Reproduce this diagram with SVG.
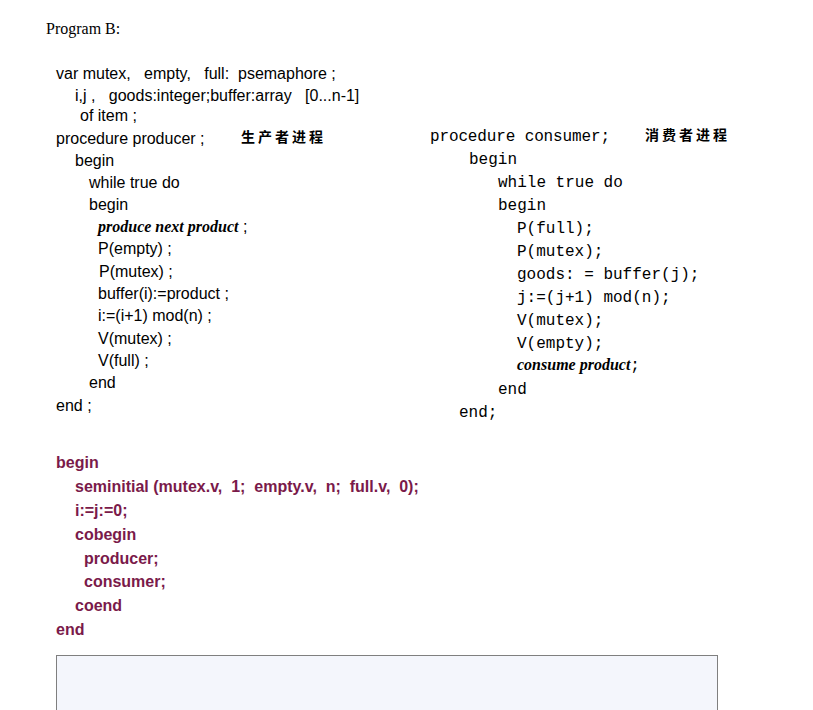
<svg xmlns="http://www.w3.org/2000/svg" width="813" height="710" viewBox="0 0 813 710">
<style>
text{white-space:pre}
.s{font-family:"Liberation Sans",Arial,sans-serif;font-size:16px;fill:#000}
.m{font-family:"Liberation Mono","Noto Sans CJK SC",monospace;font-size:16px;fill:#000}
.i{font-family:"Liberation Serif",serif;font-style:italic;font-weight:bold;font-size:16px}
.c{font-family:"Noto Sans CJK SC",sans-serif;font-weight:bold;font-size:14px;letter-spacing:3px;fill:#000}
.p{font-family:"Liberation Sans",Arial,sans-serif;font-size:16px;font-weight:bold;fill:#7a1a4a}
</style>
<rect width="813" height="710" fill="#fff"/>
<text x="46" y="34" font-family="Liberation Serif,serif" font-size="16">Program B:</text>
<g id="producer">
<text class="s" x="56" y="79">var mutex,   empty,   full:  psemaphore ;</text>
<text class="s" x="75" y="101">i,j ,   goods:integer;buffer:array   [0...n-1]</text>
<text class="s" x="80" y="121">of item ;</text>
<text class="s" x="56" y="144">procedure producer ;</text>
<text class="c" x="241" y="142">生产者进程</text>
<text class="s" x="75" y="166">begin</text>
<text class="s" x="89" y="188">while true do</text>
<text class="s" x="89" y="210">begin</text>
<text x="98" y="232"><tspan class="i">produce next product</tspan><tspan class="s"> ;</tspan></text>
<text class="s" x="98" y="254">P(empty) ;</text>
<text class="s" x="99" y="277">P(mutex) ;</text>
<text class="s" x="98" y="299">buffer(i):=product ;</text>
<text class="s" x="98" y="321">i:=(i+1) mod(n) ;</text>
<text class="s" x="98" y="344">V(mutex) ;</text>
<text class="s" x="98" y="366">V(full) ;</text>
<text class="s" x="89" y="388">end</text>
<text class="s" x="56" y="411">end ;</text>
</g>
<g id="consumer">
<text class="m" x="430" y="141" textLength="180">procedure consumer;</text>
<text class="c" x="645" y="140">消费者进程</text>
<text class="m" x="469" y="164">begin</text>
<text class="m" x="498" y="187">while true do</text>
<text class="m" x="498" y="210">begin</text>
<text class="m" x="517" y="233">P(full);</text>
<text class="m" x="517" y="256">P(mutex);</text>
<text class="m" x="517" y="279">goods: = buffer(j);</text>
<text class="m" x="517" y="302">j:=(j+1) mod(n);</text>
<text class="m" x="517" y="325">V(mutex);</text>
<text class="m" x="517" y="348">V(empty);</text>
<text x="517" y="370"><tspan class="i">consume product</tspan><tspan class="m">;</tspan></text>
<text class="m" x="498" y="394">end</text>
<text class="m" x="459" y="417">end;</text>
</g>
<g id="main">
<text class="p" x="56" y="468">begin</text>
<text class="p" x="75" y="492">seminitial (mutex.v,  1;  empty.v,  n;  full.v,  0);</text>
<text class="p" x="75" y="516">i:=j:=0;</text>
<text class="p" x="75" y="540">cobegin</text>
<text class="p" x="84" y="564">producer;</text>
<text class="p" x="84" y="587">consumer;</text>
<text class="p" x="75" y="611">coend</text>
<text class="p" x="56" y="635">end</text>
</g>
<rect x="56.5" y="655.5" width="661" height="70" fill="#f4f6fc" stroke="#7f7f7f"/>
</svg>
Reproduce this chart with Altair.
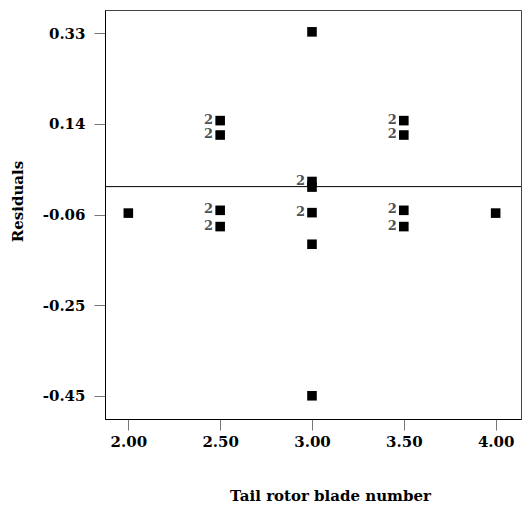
########################################
GIVEN TASK:
All the material shown above is to be copied exactly, with no pictures carried over.

SOLUTION BELOW:
Reproduce this diagram with SVG.
<svg xmlns="http://www.w3.org/2000/svg" width="813" height="710" viewBox="0 0 813 710">
<style>
text{white-space:pre}
.s{font-family:"Liberation Sans",Arial,sans-serif;font-size:16px;fill:#000}
.m{font-family:"Liberation Mono","Noto Sans CJK SC",monospace;font-size:16px;fill:#000}
.i{font-family:"Liberation Serif",serif;font-style:italic;font-weight:bold;font-size:16px}
.c{font-family:"Noto Sans CJK SC",sans-serif;font-weight:bold;font-size:14px;letter-spacing:3px;fill:#000}
.p{font-family:"Liberation Sans",Arial,sans-serif;font-size:16px;font-weight:bold;fill:#7a1a4a}
</style>
<rect width="813" height="710" fill="#fff"/>
<text x="46" y="34" font-family="Liberation Serif,serif" font-size="16">Program B:</text>
<g id="producer">
<text class="s" x="56" y="79">var mutex,   empty,   full:  psemaphore ;</text>
<text class="s" x="75" y="101">i,j ,   goods:integer;buffer:array   [0...n-1]</text>
<text class="s" x="80" y="121">of item ;</text>
<text class="s" x="56" y="144">procedure producer ;</text>
<text class="c" x="241" y="142">生产者进程</text>
<text class="s" x="75" y="166">begin</text>
<text class="s" x="89" y="188">while true do</text>
<text class="s" x="89" y="210">begin</text>
<text x="98" y="232"><tspan class="i">produce next product</tspan><tspan class="s"> ;</tspan></text>
<text class="s" x="98" y="254">P(empty) ;</text>
<text class="s" x="99" y="277">P(mutex) ;</text>
<text class="s" x="98" y="299">buffer(i):=product ;</text>
<text class="s" x="98" y="321">i:=(i+1) mod(n) ;</text>
<text class="s" x="98" y="344">V(mutex) ;</text>
<text class="s" x="98" y="366">V(full) ;</text>
<text class="s" x="89" y="388">end</text>
<text class="s" x="56" y="411">end ;</text>
</g>
<g id="consumer">
<text class="m" x="430" y="141" textLength="180">procedure consumer;</text>
<text class="c" x="645" y="140">消费者进程</text>
<text class="m" x="469" y="164">begin</text>
<text class="m" x="498" y="187">while true do</text>
<text class="m" x="498" y="210">begin</text>
<text class="m" x="517" y="233">P(full);</text>
<text class="m" x="517" y="256">P(mutex);</text>
<text class="m" x="517" y="279">goods: = buffer(j);</text>
<text class="m" x="517" y="302">j:=(j+1) mod(n);</text>
<text class="m" x="517" y="325">V(mutex);</text>
<text class="m" x="517" y="348">V(empty);</text>
<text x="517" y="370"><tspan class="i">consume product</tspan><tspan class="m">;</tspan></text>
<text class="m" x="498" y="394">end</text>
<text class="m" x="459" y="417">end;</text>
</g>
<g id="main">
<text class="p" x="56" y="468">begin</text>
<text class="p" x="75" y="492">seminitial (mutex.v,  1;  empty.v,  n;  full.v,  0);</text>
<text class="p" x="75" y="516">i:=j:=0;</text>
<text class="p" x="75" y="540">cobegin</text>
<text class="p" x="84" y="564">producer;</text>
<text class="p" x="84" y="587">consumer;</text>
<text class="p" x="75" y="611">coend</text>
<text class="p" x="56" y="635">end</text>
</g>
<rect x="56.5" y="655.5" width="661" height="70" fill="#f4f6fc" stroke="#7f7f7f"/>
</svg>
Reproduce this chart with Altair.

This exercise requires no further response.